[Plotting code records]
──────────

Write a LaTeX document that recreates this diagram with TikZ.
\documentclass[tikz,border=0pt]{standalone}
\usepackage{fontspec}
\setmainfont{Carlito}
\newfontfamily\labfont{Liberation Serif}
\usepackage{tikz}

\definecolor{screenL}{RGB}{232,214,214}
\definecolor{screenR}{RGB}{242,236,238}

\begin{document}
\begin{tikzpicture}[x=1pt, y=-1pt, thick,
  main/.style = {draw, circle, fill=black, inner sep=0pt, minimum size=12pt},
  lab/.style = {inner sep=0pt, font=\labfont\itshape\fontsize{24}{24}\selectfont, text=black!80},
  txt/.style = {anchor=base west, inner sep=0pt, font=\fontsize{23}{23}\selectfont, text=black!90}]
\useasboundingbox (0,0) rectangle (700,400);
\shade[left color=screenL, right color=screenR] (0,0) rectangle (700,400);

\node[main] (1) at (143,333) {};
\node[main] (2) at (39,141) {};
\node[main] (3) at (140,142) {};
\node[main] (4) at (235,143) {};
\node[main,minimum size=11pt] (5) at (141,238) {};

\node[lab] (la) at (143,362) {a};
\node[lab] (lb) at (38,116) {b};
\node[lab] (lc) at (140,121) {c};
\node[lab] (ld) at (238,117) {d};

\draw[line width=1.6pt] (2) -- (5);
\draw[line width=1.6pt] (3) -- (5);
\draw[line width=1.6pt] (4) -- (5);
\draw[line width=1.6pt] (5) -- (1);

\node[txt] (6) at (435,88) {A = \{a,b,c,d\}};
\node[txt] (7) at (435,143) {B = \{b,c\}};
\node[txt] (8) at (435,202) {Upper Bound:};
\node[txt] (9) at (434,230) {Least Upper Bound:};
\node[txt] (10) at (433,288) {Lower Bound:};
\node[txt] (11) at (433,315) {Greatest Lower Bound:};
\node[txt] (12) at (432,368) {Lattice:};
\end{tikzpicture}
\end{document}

──────────

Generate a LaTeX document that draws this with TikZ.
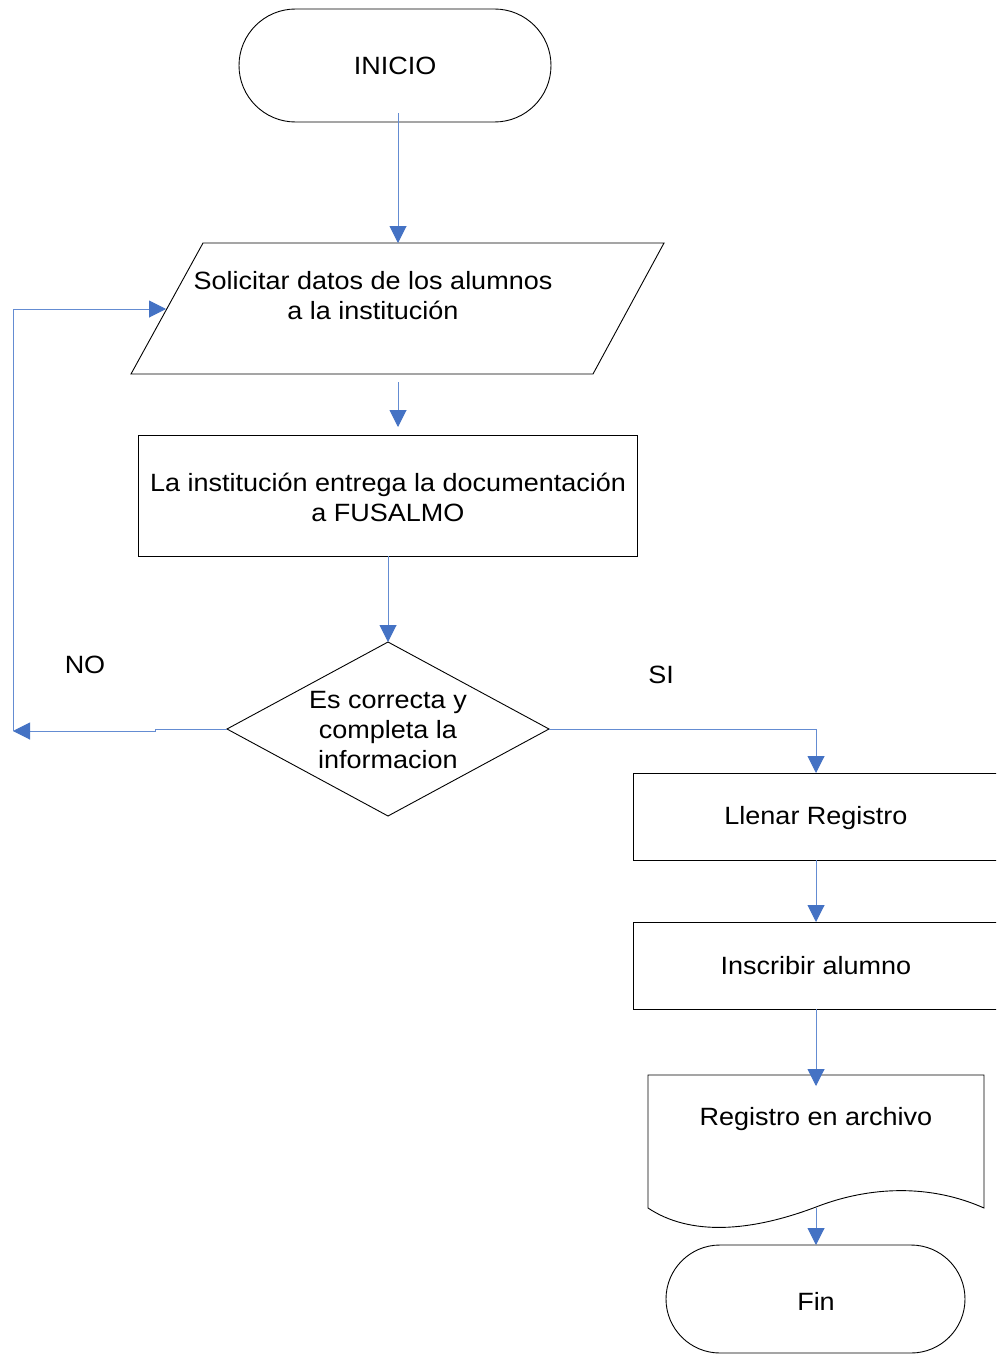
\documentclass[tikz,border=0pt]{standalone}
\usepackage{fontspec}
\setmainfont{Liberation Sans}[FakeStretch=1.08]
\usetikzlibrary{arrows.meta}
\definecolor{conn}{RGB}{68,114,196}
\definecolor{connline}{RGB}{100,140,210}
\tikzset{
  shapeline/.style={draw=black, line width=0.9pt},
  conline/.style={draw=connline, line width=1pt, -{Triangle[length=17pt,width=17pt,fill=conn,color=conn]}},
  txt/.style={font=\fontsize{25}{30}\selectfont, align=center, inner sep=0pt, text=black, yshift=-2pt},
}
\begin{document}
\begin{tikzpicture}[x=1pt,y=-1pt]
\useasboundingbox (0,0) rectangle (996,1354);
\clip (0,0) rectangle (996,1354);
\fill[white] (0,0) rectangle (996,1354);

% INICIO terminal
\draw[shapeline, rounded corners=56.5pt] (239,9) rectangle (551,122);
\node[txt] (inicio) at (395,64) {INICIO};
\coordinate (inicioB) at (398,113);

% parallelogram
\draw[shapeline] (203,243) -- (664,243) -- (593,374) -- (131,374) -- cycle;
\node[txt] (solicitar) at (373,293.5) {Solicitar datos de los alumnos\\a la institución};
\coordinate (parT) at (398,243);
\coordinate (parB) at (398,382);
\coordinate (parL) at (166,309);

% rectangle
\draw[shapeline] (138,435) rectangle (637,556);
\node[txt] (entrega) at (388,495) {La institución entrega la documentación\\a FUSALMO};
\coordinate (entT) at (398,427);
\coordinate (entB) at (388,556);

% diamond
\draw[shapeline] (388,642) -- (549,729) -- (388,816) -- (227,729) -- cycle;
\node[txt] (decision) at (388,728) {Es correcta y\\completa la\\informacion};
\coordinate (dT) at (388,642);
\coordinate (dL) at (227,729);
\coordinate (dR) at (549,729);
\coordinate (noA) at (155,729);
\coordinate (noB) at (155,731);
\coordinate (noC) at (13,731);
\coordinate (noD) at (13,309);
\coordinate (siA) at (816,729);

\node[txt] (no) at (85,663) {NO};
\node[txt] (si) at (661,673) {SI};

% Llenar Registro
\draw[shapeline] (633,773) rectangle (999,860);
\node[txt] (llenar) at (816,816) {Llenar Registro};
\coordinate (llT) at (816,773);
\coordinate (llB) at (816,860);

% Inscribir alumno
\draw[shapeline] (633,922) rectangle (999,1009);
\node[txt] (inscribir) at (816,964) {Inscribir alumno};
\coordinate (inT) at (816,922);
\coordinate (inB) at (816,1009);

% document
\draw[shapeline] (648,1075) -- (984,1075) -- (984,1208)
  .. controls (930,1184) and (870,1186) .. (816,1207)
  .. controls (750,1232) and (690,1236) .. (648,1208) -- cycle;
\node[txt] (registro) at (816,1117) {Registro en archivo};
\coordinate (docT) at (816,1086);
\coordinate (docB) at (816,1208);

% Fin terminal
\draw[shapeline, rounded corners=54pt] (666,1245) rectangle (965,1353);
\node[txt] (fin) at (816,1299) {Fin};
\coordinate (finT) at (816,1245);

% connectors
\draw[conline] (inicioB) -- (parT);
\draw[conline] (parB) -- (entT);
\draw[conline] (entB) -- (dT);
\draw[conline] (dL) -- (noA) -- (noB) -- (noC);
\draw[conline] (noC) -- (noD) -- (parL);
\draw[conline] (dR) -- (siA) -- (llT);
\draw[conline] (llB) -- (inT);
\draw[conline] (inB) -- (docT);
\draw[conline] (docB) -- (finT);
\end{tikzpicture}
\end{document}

──────────

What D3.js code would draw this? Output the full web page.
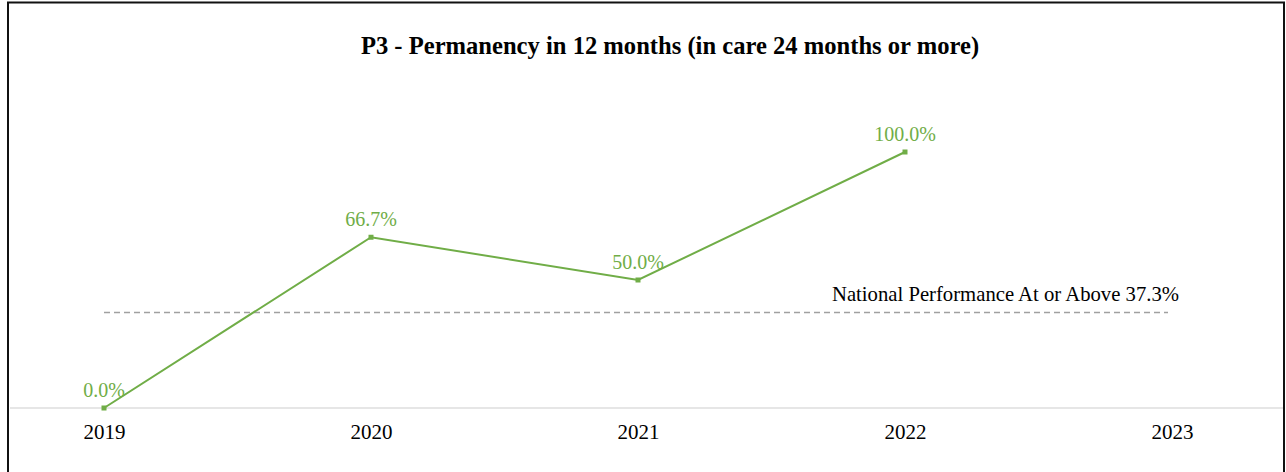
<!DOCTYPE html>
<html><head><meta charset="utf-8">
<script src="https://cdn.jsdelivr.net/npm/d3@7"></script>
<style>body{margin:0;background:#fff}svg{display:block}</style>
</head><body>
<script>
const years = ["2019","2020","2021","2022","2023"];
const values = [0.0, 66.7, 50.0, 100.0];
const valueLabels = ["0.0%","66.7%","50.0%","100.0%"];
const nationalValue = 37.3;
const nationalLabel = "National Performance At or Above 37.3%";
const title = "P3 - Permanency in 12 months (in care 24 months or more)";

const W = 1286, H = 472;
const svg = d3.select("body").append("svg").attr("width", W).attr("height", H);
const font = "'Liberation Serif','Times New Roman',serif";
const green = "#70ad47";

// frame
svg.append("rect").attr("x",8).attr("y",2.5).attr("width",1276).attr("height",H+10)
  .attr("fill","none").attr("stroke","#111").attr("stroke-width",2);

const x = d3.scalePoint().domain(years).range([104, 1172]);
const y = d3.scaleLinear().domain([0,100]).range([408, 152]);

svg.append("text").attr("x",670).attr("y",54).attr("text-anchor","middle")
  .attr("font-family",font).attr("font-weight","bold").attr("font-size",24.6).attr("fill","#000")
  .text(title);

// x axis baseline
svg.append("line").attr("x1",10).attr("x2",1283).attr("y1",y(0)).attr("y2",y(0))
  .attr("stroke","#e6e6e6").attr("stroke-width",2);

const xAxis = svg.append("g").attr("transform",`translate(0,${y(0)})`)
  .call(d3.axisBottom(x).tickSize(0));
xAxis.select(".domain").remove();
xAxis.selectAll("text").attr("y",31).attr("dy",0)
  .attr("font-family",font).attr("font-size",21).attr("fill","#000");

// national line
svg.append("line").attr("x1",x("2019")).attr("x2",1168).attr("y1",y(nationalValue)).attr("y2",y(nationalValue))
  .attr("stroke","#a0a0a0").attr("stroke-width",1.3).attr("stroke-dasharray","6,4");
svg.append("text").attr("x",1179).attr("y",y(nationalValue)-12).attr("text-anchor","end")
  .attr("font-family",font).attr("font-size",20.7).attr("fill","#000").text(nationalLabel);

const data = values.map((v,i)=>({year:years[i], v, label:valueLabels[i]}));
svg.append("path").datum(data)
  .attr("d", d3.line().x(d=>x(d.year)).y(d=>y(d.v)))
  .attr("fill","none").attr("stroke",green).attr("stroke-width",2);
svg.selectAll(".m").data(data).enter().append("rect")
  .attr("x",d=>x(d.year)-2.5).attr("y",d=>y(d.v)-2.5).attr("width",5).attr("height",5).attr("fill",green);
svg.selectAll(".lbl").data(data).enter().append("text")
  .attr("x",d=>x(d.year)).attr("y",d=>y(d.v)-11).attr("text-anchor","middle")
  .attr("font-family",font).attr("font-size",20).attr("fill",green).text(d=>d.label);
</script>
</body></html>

──────────

• **Work to do**: Copy out every line of the data that includes "LaTeX".

• **Solution to this task**:
Write a LaTeX document that recreates this diagram with TikZ.
Generate a LaTeX document that draws this with TikZ.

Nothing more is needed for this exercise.